Les défis d’une démocratie fragile
Les tensions actuelles en Afrique de l’Ouest mettent en exergue des défis multiples. La militarisation croissante du pouvoir : Les récents coups d’État au Mali, en Guinée et au Burkina Faso montrent une résurgence de l’influence militaire, qui remet en question les progrès démocratiques. La méfiance envers les institutions : Une large partie de la population, en particulier les jeunes, ne fait plus confiance aux systèmes politiques, perçus comme corrompus et inefficaces. L’influence extérieure : La région subit également des pressions géopolitiques, entre partenariats internationaux et ingérences de puissances étrangères, rendant la société civile essentielle pour préserver une souveraineté démocratique.
Une société civile moderne et inclusive
Pour répondre à ces défis, la société civile doit se réinventer autour de trois axes majeurs. La jeunesse comme moteur de changement : La jeunesse représente plus de 60 % de la population ouest-africaine. Cette force démographique, connectée via les réseaux sociaux, agit déjà comme un catalyseur de mobilisation. Des mouvements tels que Y’en a marre au Sénégal ou Balai Citoyen au Burkina Faso montrent comment les jeunes peuvent influencer le discours politique. Pour amplifier cet impact, il est essentiel de : Former les jeunes en leadership et en gouvernance. Mettre en place des espaces de dialogue intergénérationnel.
Soutenir leurs initiatives à travers des financements locaux transparents.
Le rôle des femmes et des communautés rurales. Les femmes et les populations rurales, souvent exclues des processus décisionnels, doivent être placées au centre des stratégies de transformation. Cela implique : Promouvoir l’autonomisation économique et politique des femmes. Développer des projets communautaires pour donner une voix aux ruraux.
Intégrer les besoins locaux dans les politiques publiques. La technologie comme outil de transparence
La société civile doit tirer parti des innovations technologiques pour renforcer sa capacité d’action. Les plateformes numériques permettent non seulement de mobiliser, mais aussi de surveiller les processus électoraux, de documenter les abus et de promouvoir la transparence.
Des alliances stratégiques pour une action renforcée
Une société civile efficace nécessite également des alliances stratégiques. Une collaboration avec les médias : Les journalistes et blogueurs indépendants jouent un rôle crucial en sensibilisant l’opinion publique et en dénonçant les abus de pouvoir. Un partenariat avec la CEDEAO : Les institutions régionales doivent devenir des interlocuteurs privilégiés pour garantir le respect des droits humains et la stabilité démocratique.
Un engagement avec les partenaires internationaux : Ces derniers doivent privilégier des approches participatives, où les initiatives locales sont au cœur des projets de développement et de gouvernance.
Vers une nouvelle ère de démocratie participative
Pour relever les défis actuels, la société civile ouest-africaine doit s’imposer comme un acteur central, non seulement dans la contestation mais aussi dans la proposition.

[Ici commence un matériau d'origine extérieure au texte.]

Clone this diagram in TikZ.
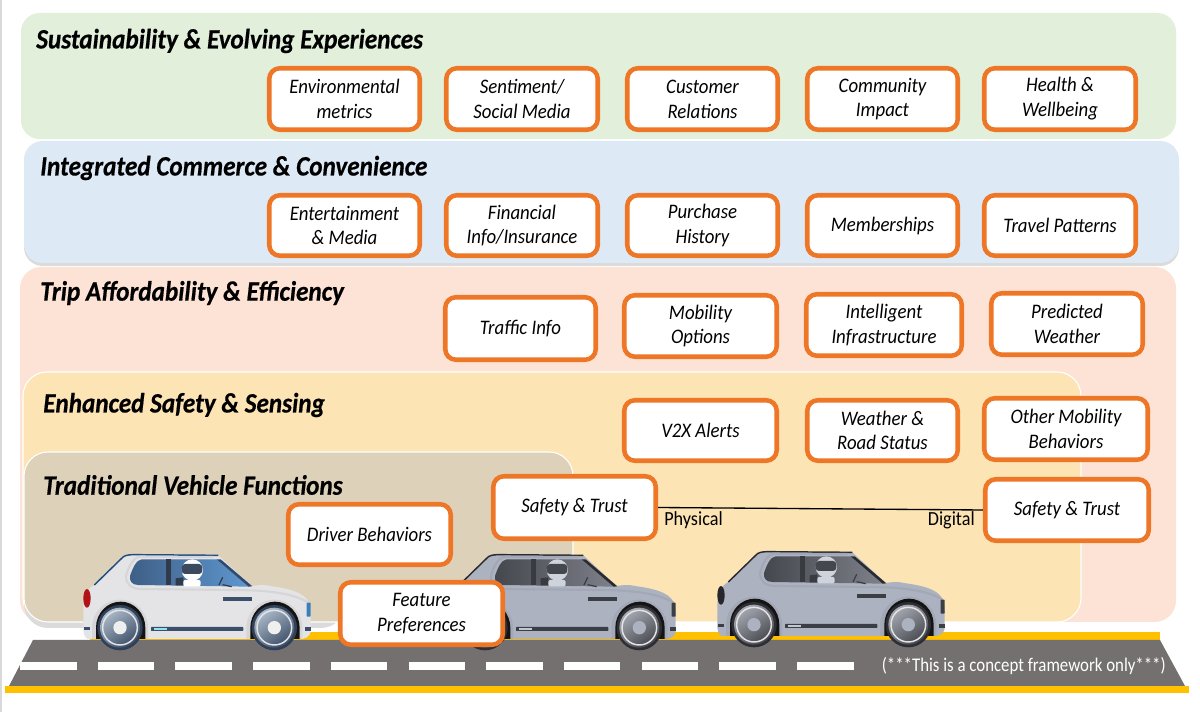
\documentclass[tikz,border=0pt]{standalone}
\usepackage{fontspec}
\setmainfont{Carlito}
\newfontfamily\headfont[FakeStretch=0.9,FakeBold=0.5]{Carlito}
\newfontfamily\boxfont[FakeStretch=0.91]{Carlito}
\newfontfamily\notefont[FakeStretch=0.87]{Carlito}
\definecolor{bandgreen}{HTML}{E2EFDA}
\definecolor{bandblue}{HTML}{DDE9F5}
\definecolor{bandpeach}{HTML}{FDE3D6}
\definecolor{bandyellow}{HTML}{FDE4B5}
\definecolor{bandtan}{HTML}{DED1B9}
\definecolor{boxorange}{HTML}{EE7627}
\definecolor{roadgrey}{HTML}{747070}
\definecolor{roadyellow}{HTML}{FFC000}
\tikzset{
  band/.style={rounded corners=#1},
  band/.default=20,
  itembox/.style={draw=boxorange,line width=3.4pt,fill=white,rounded corners=8pt,
    align=center,inner sep=0pt,font=\boxfont\fontsize{15.5}{18.6}\selectfont\itshape},
  heading/.style={anchor=west,inner sep=0pt,font=\headfont\fontsize{21}{24}\selectfont\bfseries\itshape},
  tag/.style={inner sep=0pt,font=\boxfont\fontsize{15}{18}\selectfont},
  linkline/.style={black,line width=1pt},
}
% One hatchback, shifted by #1,#2 px; the current paint scheme gives its colours.
\newcommand{\hatchback}[2]{%
\begin{scope}[shift={(#1,450+#2)},x=0.25pt,y=-0.25pt]
  \fill[carbody] (262,567) .. controls (252,560) and (250,550) .. (250,530) -- (250,470)
    .. controls (252,440) and (262,415) .. (283,405) -- (365,325)
    .. controls (372,316) and (385,314) .. (400,314) -- (655,316) -- (755,408)
    .. controls (775,405) and (790,403) .. (810,408)
    .. controls (860,415) and (910,425) .. (925,455)
    .. controls (932,470) and (933,490) .. (932,510) -- (932,545)
    .. controls (930,560) and (915,567) .. (900,567) -- cycle;
  % roof edge and windshield rim
  \draw[carroof,line width=1.1pt,line join=round] (283,405) -- (365,325)
    .. controls (372,316) and (385,314) .. (400,314) -- (655,316);
  % soft trim around the window
  \draw[cartrim,line width=1.6pt,line join=round] (378,378) .. controls (385,350) and (400,322) .. (420,320)
    -- (640,321) (378,378) .. controls (378,400) and (390,415) .. (420,417) -- (700,420)
    .. controls (790,420) and (880,428) .. (925,458);
  % window glass
  \shade[left color=carglassa,right color=carglassb] (390,378) .. controls (398,355) and (408,330) .. (425,328)
    -- (650,328) -- (748,410) -- (415,405) .. controls (395,405) and (388,392) .. (390,378) -- cycle;
  \fill[carrimglass] (650,328) -- (662,328) -- (757,409) -- (746,410) -- cycle;
  \fill[carpillar] (497,328) rectangle (512,405);
  % driver
  \fill[carpillar] (527,385) -- (550,382) -- (550,406) -- (527,406) -- cycle;
  \draw[carpillar,line width=0.9pt] (657,405) -- (668,382) (668,404) -- (695,410);
  \fill[carhelmet,rounded corners=1.5pt] (550,390) rectangle (602,409);
  \fill[carhelmet] (577,360) circle (32);
  \fill[carvisor,rounded corners=2.5pt] (545,342) rectangle (607,372);
  % door handle, sill and accents
  \fill[carsill] (670,441) rectangle (757,452);
  \fill[carsill,rounded corners=0.5pt] (453,531) rectangle (730,543);
  \fill[caraccent] (462,533) rectangle (500,541);
  \fill[carsill] (252,530) rectangle (270,541);
  \fill[carsill] (915,530) rectangle (932,542);
  \fill[carlamp,rounded corners=0.5pt] (920,458) rectangle (932,500);
  \fill[cartail] (261,445) ellipse (11 and 28);
  % arches and wheels
  \foreach \cx in {360,823}{
    \fill[cartrim] (\cx-84,567) -- (\cx-84,533) arc (180:360:84) -- (\cx+84,567) -- cycle;
    \fill[black!92] (\cx-72,567) -- (\cx-72,533) arc (180:360:74 and 78) -- (\cx+76,567) -- cycle;
    \fill[carrim] (\cx,533) circle (68);
    \shade[left color=carwheela,right color=carwheelb,shading angle=215] (\cx,533) circle (60);
    \draw[white!85!carwheela,line width=1.1pt] (\cx,533) circle (52);
    \fill[carhub] (\cx,533) circle (20);
  }
\end{scope}}
\newcommand{\paintwhite}{%
  \definecolor{carbody}{HTML}{E4E4E6}\definecolor{cartrim}{HTML}{D6D6D8}
  \definecolor{carroof}{HTML}{1F4E80}\definecolor{carglassa}{HTML}{3E5F86}\definecolor{carglassb}{HTML}{5F97D0}
  \definecolor{carrimglass}{HTML}{2F4A6E}\definecolor{carvisor}{HTML}{3C4A60}
  \definecolor{carpillar}{HTML}{2F3A4A}\definecolor{carhelmet}{HTML}{FFFFFF}\definecolor{carsill}{HTML}{3B4F6C}
  \definecolor{caraccent}{HTML}{8FE3F0}\definecolor{carlamp}{HTML}{3A7FB8}\definecolor{cartail}{HTML}{B01218}
  \definecolor{carrim}{HTML}{2F4058}\definecolor{carwheela}{HTML}{3C4D66}\definecolor{carwheelb}{HTML}{AEBCCB}
  \definecolor{carhub}{HTML}{EFEFEF}}
\newcommand{\paintgrey}{%
  \definecolor{carbody}{HTML}{ACB2C0}\definecolor{cartrim}{HTML}{A2A8B6}
  \definecolor{carroof}{HTML}{2A2B30}\definecolor{carglassa}{HTML}{45474F}\definecolor{carglassb}{HTML}{7F818A}
  \definecolor{carrimglass}{HTML}{2A2B30}\definecolor{carvisor}{HTML}{45474F}
  \definecolor{carpillar}{HTML}{3A3B41}\definecolor{carhelmet}{HTML}{CFD3DB}\definecolor{carsill}{HTML}{3C3E45}
  \definecolor{caraccent}{HTML}{C4C7CE}\definecolor{carlamp}{HTML}{3C3E45}\definecolor{cartail}{HTML}{26272B}
  \definecolor{carrim}{HTML}{2E2F34}\definecolor{carwheela}{HTML}{45464D}\definecolor{carwheelb}{HTML}{A8ABB4}
  \definecolor{carhub}{HTML}{ACB2C0}}
\begin{document}
\begin{tikzpicture}[x=0.75pt,y=-0.75pt]
\useasboundingbox (0,0) rectangle (1200,712);
\fill[white] (0,0) rectangle (1200,712);
\fill[black!15] (0,0) rectangle (1.5,712);

% layered bands, outermost first
\fill[bandgreen,band=14pt] (21,13) rectangle (1176,139);
\fill[black!14,band=14pt] (24,151) rectangle (1179,266);
\fill[bandblue,band=14pt] (24,141) rectangle (1179,263);
\fill[bandpeach,band=16pt] (20,267) rectangle (1176,622);
\draw[white,fill=bandyellow,line width=0.8pt,band=18pt] (23,372) rectangle (1081,622);
\fill[black!14,band=18pt] (24,470) rectangle (345,628);
\draw[white,fill=bandtan,line width=0.8pt,band=18pt] (24,452) rectangle (573,622);

% headings
\node[heading] (hSustain) at (36,41) {Sustainability \& Evolving Experiences};
\node[heading] (hCommerce) at (40,168) {Integrated Commerce \& Convenience};
\node[heading] (hTrip) at (40,293) {Trip Affordability \& Efficiency};
\node[heading] (hSafety) at (43,405) {Enhanced Safety \& Sensing};
\node[heading] (hTraditional) at (43,485) {Traditional Vehicle Functions};

% road
\fill[roadyellow] (90,632) rectangle (1160,640);
\fill[roadgrey] (33,640) -- (1160,640) -- (1185,686) -- (9,686) -- cycle;
\fill[roadyellow] (5,686) rectangle (1189,693);
\foreach \k in {0,...,10}
  \fill[white] ({20+77.7*\k},662) rectangle ({76.5+77.7*\k},670);

% cars
\paintwhite
\hatchback{0}{0}
\paintgrey
\hatchback{365}{0}
\hatchback{634}{-3}

% item boxes: rows from top to bottom
\newcommand{\itembox}[6]{%
  \node[itembox,minimum width={(#3-#2-4.5)*0.75pt},minimum height={(#5-#4-4.5)*0.75pt}]
    (#1) at ({(#2+#3)/2},{(#4+#5)/2}) {#6};}
\itembox{env}{267}{422}{66}{132}{Environmental\\metrics}
\itembox{sentiment}{444}{600}{66}{132}{Sentiment/\\Social Media}
\itembox{customer}{625}{780}{66}{132}{Customer\\Relations}
\itembox{community}{805}{960}{66}{132}{Community\\Impact}
\itembox{health}{982}{1138}{66}{132}{Health \&\\Wellbeing}
\itembox{entertain}{267}{422}{193}{258}{Entertainment\\\& Media}
\itembox{financial}{444}{600}{193}{258}{Financial\\Info/Insurance}
\itembox{purchase}{625}{780}{193}{258}{Purchase\\History}
\itembox{member}{805}{960}{193}{258}{Memberships}
\itembox{travel}{982}{1138}{193}{258}{Travel Patterns}
\itembox{traffic}{443}{598}{295}{362}{Traffic Info}
\itembox{mobility}{622}{779}{293}{359}{Mobility\\Options}
\itembox{infra}{804}{964}{292}{358}{Intelligent\\Infrastructure}
\itembox{weather}{989}{1145}{291}{357}{Predicted\\Weather}
\itembox{vtox}{622}{779}{398}{463}{V2X Alerts}
\itembox{road}{805}{960}{398}{463}{Weather \&\\Road Status}
\itembox{other}{982}{1150}{396}{462}{Other Mobility\\Behaviors}
\itembox{trustA}{491}{658}{474}{541}{Safety \& Trust}
\itembox{trustB}{983}{1151}{477}{543}{Safety \& Trust}
\itembox{driver}{286}{453}{502}{567}{Driver Behaviors}
\itembox{feature}{338}{505}{580}{647}{Feature\\Preferences}

% physical-to-digital link
\draw[linkline] (trustA.east) -- (trustB.west);
\node[tag,anchor=west] (physical) at (664,520) {Physical};
\node[tag,anchor=east] (digital) at (975,520) {Digital};

\node[inner sep=0pt,text=white,anchor=east,font=\notefont\fontsize{14.5}{17}\selectfont] (note) at (1166,666)
  {(***This is a concept framework only***)};
\end{tikzpicture}
\end{document}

Cela implique une approche inclusive, où chaque acteur – des jeunes aux femmes, des ruraux aux intellectuels – contribue à la co-construction d’un avenir démocratique.
Dans ce cadre, les institutions publiques doivent également reconnaître la société civile comme un partenaire à part entière et non comme une menace. La démocratie ne peut prospérer sans un dialogue constant entre l’État et ses citoyens.
Une voie possible pour l’avenir
L’avenir de la démocratie en Afrique de l’Ouest repose sur une société civile forte, unifiée et innovante. Elle doit incarner l’espoir d’une gouvernance plus juste et participative. Si les défis sont immenses, le potentiel l’est tout autant.
Avec une jeunesse mobilisée, des femmes engagées et une technologie maîtrisée, la société civile peut devenir le moteur d’une démocratie renouvelée, capable de répondre aux aspirations des peuples ouest-africains. Le chemin est semé d’embûches, mais l’histoire de cette région montre que le changement est possible lorsque les citoyens se lèvent pour défendre leur avenir.